1. What is the difference between physical and chemical properties of matter?
Ans. Physical properties describe characteristics like colour, density, melting point, and boiling point that don't change the substance's identity-such as ice melting into water. Chemical properties describe how matter reacts with other substances, like rusting of iron or burning of wood, which transform it into new materials entirely.
2. How do particles in solids, liquids, and gases behave differently?
Ans. Particles in solids are tightly packed with fixed positions, vibrating in place and giving definite shape and volume. Liquid particles are loosely arranged, allowing movement and taking the container's shape while maintaining fixed volume. Gas particles move freely with maximum spaces between them, filling any container completely without fixed shape or volume.

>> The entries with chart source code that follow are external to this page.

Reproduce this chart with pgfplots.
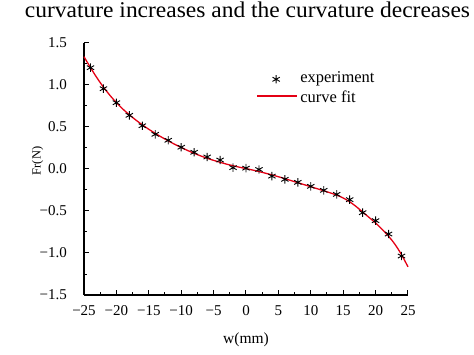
\documentclass[border=0pt]{standalone}
\usepackage{pgfplots}
\pgfplotsset{compat=1.18}
\usepackage{fontspec}
\setmainfont{Liberation Serif}
\definecolor{fitred}{RGB}{228,0,20}
\pgfplotsset{
  markleg/.style={legend image code/.code={\path (0bp,0bp) (40bp,0bp); \draw[##1] plot coordinates {(20bp,0bp)};}},
  spaceleg/.style={legend image code/.code={\path (0bp,0bp) (40bp,0bp);}},
}

\begin{document}
\begin{tikzpicture}
\useasboundingbox (-84bp,-60bp) rectangle (390bp,295bp);
\begin{axis}[
  at={(0,0)}, anchor=south west,
  scale only axis, width=324bp, height=252bp,
  xmin=-25, xmax=25, ymin=-1.5, ymax=1.5,
  axis x line*=bottom, axis y line*=left,
  axis line style={line width=1.2bp, -},
  xtick={-25,-20,-15,-10,-5,0,5,10,15,20,25},
  xticklabels={−25,−20,−15,−10,−5,0,5,10,15,20,25},
  ytick={-1.5,-1,-0.5,0,0.5,1,1.5},
  yticklabels={−1.5,−1.0,−0.5,0.0,0.5,1.0,1.5},
  minor x tick num=1, minor y tick num=1,
  tick align=inside,
  major tick length=5bp, minor tick length=3bp,
  every tick/.style={black, line width=1bp},
  xticklabel style={font=\fontsize{15bp}{15bp}\selectfont, anchor=north, inner sep=0pt, yshift=-10bp},
  yticklabel style={font=\fontsize{15bp}{15bp}\selectfont, anchor=east, inner sep=0pt, xshift=-17bp},
  xlabel={w(mm)},
  xlabel style={font=\fontsize{15.5bp}{15.5bp}\selectfont, at={(axis description cs:0.5,0)}, anchor=center, yshift=-45bp},
  legend cell align=left,
  legend style={draw=none, fill=none, at={(0.5293,0.8917)}, anchor=north west,
    inner sep=0pt, outer sep=0pt, font=\fontsize{16.5bp}{16.5bp}\selectfont,
    row sep=2bp, column sep=2bp,
    nodes={inner sep=1.5bp, text height=11bp, text depth=4bp}},
  clip=false,
]
\addplot[only marks, mark=asterisk, mark size=4.2bp, black, mark options={line width=0.9bp}, markleg]
coordinates {
(-24,1.206) (-22,0.956) (-20,0.789) (-18,0.639) (-16,0.515) (-14,0.413)
(-12,0.342) (-10,0.259) (-8,0.199) (-6,0.143) (-4,0.107) (-2,0.016)
(0,0.010) (2,-0.006) (4,-0.085) (6,-0.123) (8,-0.159) (10,-0.206)
(12,-0.254) (14,-0.302) (16,-0.365) (18,-0.520) (20,-0.615) (22,-0.774)
(24,-1.036)
};
\addlegendentry{experiment}
\addplot[color=fitred, line width=1.3bp, smooth, spaceleg]
coordinates {
(-25,1.337) (-24,1.207) (-23,1.085) (-22,0.975) (-21,0.877) (-20,0.790)
(-19,0.713) (-18,0.645) (-17,0.583) (-16,0.526) (-15,0.473) (-14,0.424)
(-13,0.378) (-12,0.335) (-11,0.294) (-10,0.256) (-9,0.220) (-8,0.187)
(-7,0.156) (-6,0.128) (-5,0.103) (-4,0.080) (-3,0.058) (-2,0.039)
(-1,0.021) (0,0.005) (1,-0.012) (2,-0.030) (3,-0.050) (4,-0.070)
(5,-0.092) (6,-0.115) (7,-0.139) (8,-0.163) (9,-0.187) (10,-0.211)
(11,-0.235) (12,-0.259) (13,-0.284) (14,-0.311) (15,-0.345) (16,-0.390)
(17,-0.447) (18,-0.512) (19,-0.577) (20,-0.643) (21,-0.718) (22,-0.800)
(23,-0.898) (24,-1.020) (25,-1.165)
};
\addlegendentry{curve fit}
\end{axis}
\draw[fitred, line width=1.3bp] (173bp,199bp) -- (213bp,199bp);
\node[rotate=90, anchor=center, font=\fontsize{12.5bp}{12.5bp}\selectfont, inner sep=0pt] at (-46.5bp,134bp) {Fr(N)};
\node[anchor=base, font=\fontsize{22.5bp}{23bp}\selectfont, inner sep=0pt] at (163.5bp,277.5bp) {\resizebox{445bp}{\height}{curvature increases and the curvature decreases}};
\end{tikzpicture}
\end{document}
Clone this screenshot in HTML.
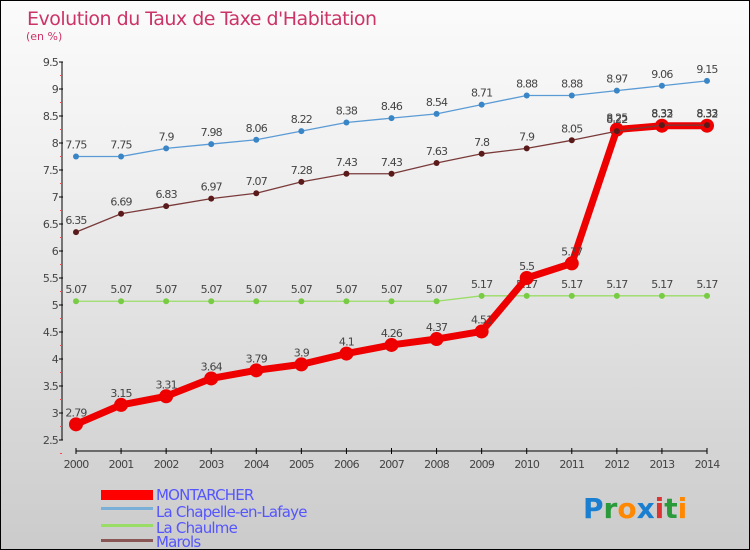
<!DOCTYPE html>
<html><head><meta charset="utf-8"><style>
body{margin:0}
#c{width:750px;height:550px;position:relative;box-sizing:border-box;border:1px solid #000;background:linear-gradient(#fbfbfb,#f0f0f0 30%,#cbcbcb);font-family:"DejaVu Sans","Liberation Sans",sans-serif;overflow:hidden}
text{font-family:"DejaVu Sans","Liberation Sans",sans-serif}
</style></head><body>
<div id="c">
<svg id="s" width="750" height="550" style="position:absolute;left:0;top:0">
<text x="26" y="24" font-size="19" fill="#cc3366" style="letter-spacing:-0.5px">Evolution du Taux de Taxe d'Habitation</text>
<text x="25" y="39" font-size="11" fill="#cc3366">(en %)</text>
<g id="axes"></g><g id="series"></g>
<g>
<rect x="100" y="489" width="52" height="10" fill="#f00"/>
<rect x="100" y="506" width="52" height="3" fill="#7ab0d8"/>
<rect x="100" y="523" width="52" height="3" fill="#99dd66"/>
<rect x="100" y="538" width="52" height="3" fill="#8a5555"/>
<text x="155" y="499" font-size="15" fill="#5555ff" style="letter-spacing:-0.8px">MONTARCHER</text>
<text x="155" y="516" font-size="15" fill="#5555ff" style="letter-spacing:-0.8px">La Chapelle-en-Lafaye</text>
<text x="155" y="532" font-size="15" fill="#5555ff" style="letter-spacing:-0.8px">La Chaulme</text>
<text x="155" y="546" font-size="15" fill="#5555ff" style="letter-spacing:-0.8px">Marols</text>
</g>
<text x="582" y="517" font-size="28" font-weight="bold"><tspan fill="#1a7fd0">P</tspan><tspan fill="#2a9a3a">r</tspan><tspan fill="#ff8800">o</tspan><tspan fill="#1a7fd0">x</tspan><tspan fill="#dd3333">i</tspan><tspan fill="#2a9a3a">t</tspan><tspan fill="#ff8800">i</tspan></text>
</svg>
<script>
const years=["2000","2001","2002","2003","2004","2005","2006","2007","2008","2009","2010","2011","2012","2013","2014"];
const yTicks=[2.5,3,3.5,4,4.5,5,5.5,6,6.5,7,7.5,8,8.5,9,9.5];
const montarcher=[2.79,3.15,3.31,3.64,3.79,3.9,4.1,4.26,4.37,4.51,5.5,5.77,8.25,8.32,8.32];
const chapelle=[7.75,7.75,7.9,7.98,8.06,8.22,8.38,8.46,8.54,8.71,8.88,8.88,8.97,9.06,9.15];
const chaulme=[5.07,5.07,5.07,5.07,5.07,5.07,5.07,5.07,5.07,5.17,5.17,5.17,5.17,5.17,5.17];
const marols=[6.35,6.69,6.83,6.97,7.07,7.28,7.43,7.43,7.63,7.8,7.9,8.05,8.22,8.33,8.33];
const NS="http://www.w3.org/2000/svg";
const x=i=>75+i*(706-75)/(years.length-1);
const y=v=>439-(v-2.5)*(439-61)/7;
function mk(tag,at,parent){const e=document.createElementNS(NS,tag);for(const k in at)e.setAttribute(k,at[k]);parent.appendChild(e);return e;}
const ax=document.getElementById('axes'),sg=document.getElementById('series');
let l=mk('line',{x1:61,y1:61,x2:61,y2:439,stroke:'#000'},ax);


l=mk('line',{x1:75,y1:450,x2:706,y2:450,stroke:'#000'},ax);


yTicks.forEach(v=>{mk('line',{x1:58,x2:62,y1:y(v),y2:y(v),stroke:'#000'},ax);
mk('line',{x1:59,x2:61,y1:y(v)+13.5,y2:y(v)+13.5,stroke:'#f44'},ax);
const t=mk('text',{x:57,y:y(v)+4,'font-size':11,fill:'#444','text-anchor':'end','letter-spacing':'-0.8'},ax);t.textContent=String(v);

});
years.forEach((yr,i)=>{mk('line',{x1:x(i),x2:x(i),y1:447,y2:453,stroke:'#000'},ax);
const t=mk('text',{x:x(i),y:467,'font-size':11,fill:'#444','text-anchor':'middle','letter-spacing':'-0.8'},ax);t.textContent=yr;

});
function series(data,color,dot,w,r,name){
const g=mk('g',{},sg);


mk('polyline',{points:data.map((v,i)=>x(i)+','+y(v)).join(' '),fill:'none',stroke:color,'stroke-width':w,'stroke-linejoin':'round'},g);
data.forEach((v,i)=>{const c=mk('circle',{cx:x(i),cy:y(v),r:r,fill:dot,stroke:w>3?color:'none'},g);


const t=mk('text',{x:x(i),y:y(v)-8,'font-size':11,fill:'#444','text-anchor':'middle','letter-spacing':'-0.8'},g);t.textContent=String(v);

});}
series(chapelle,'#5b9bd5','#3a85c6',1.3,3,'chapelle');
series(chaulme,'#99dd66','#77cc44',1.3,3,'chaulme');
series(montarcher,'#ee0000','#ee0000',7,6.5,'montarcher');
series(marols,'#7a3a3a','#5a1a1a',1.3,3,'marols');
</script>
</div></body></html>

3. Why does matter change state when heated or cooled?
Ans. Heat energy causes particles to move faster, weakening the forces holding them together. When sufficient energy is applied, particles gain mobility-solids become liquids (melting), then gases (evaporation). Cooling reverses this, slowing particle movement and strengthening intermolecular forces, causing gases to condense into liquids, then freeze into solids.
4. What's the difference between evaporation and boiling in CBSE Class 9 science?
Ans. Evaporation occurs at the surface of liquids at any temperature when particles gain enough energy to escape into the gas phase. Boiling happens throughout the entire liquid at a specific temperature (boiling point) when vapour pressure equals atmospheric pressure, producing visible bubbles and rapid phase change.
5. How do you identify whether something is matter or not based on its properties?
Ans. Matter is anything that occupies space and has mass, displaying properties like density, elasticity, and malleability. Light, sound, and heat are not matter-they're energy forms without mass or fixed volume. All physical substances around us-air, water, metals, soil-are matter because they possess measurable mass and occupy definite space.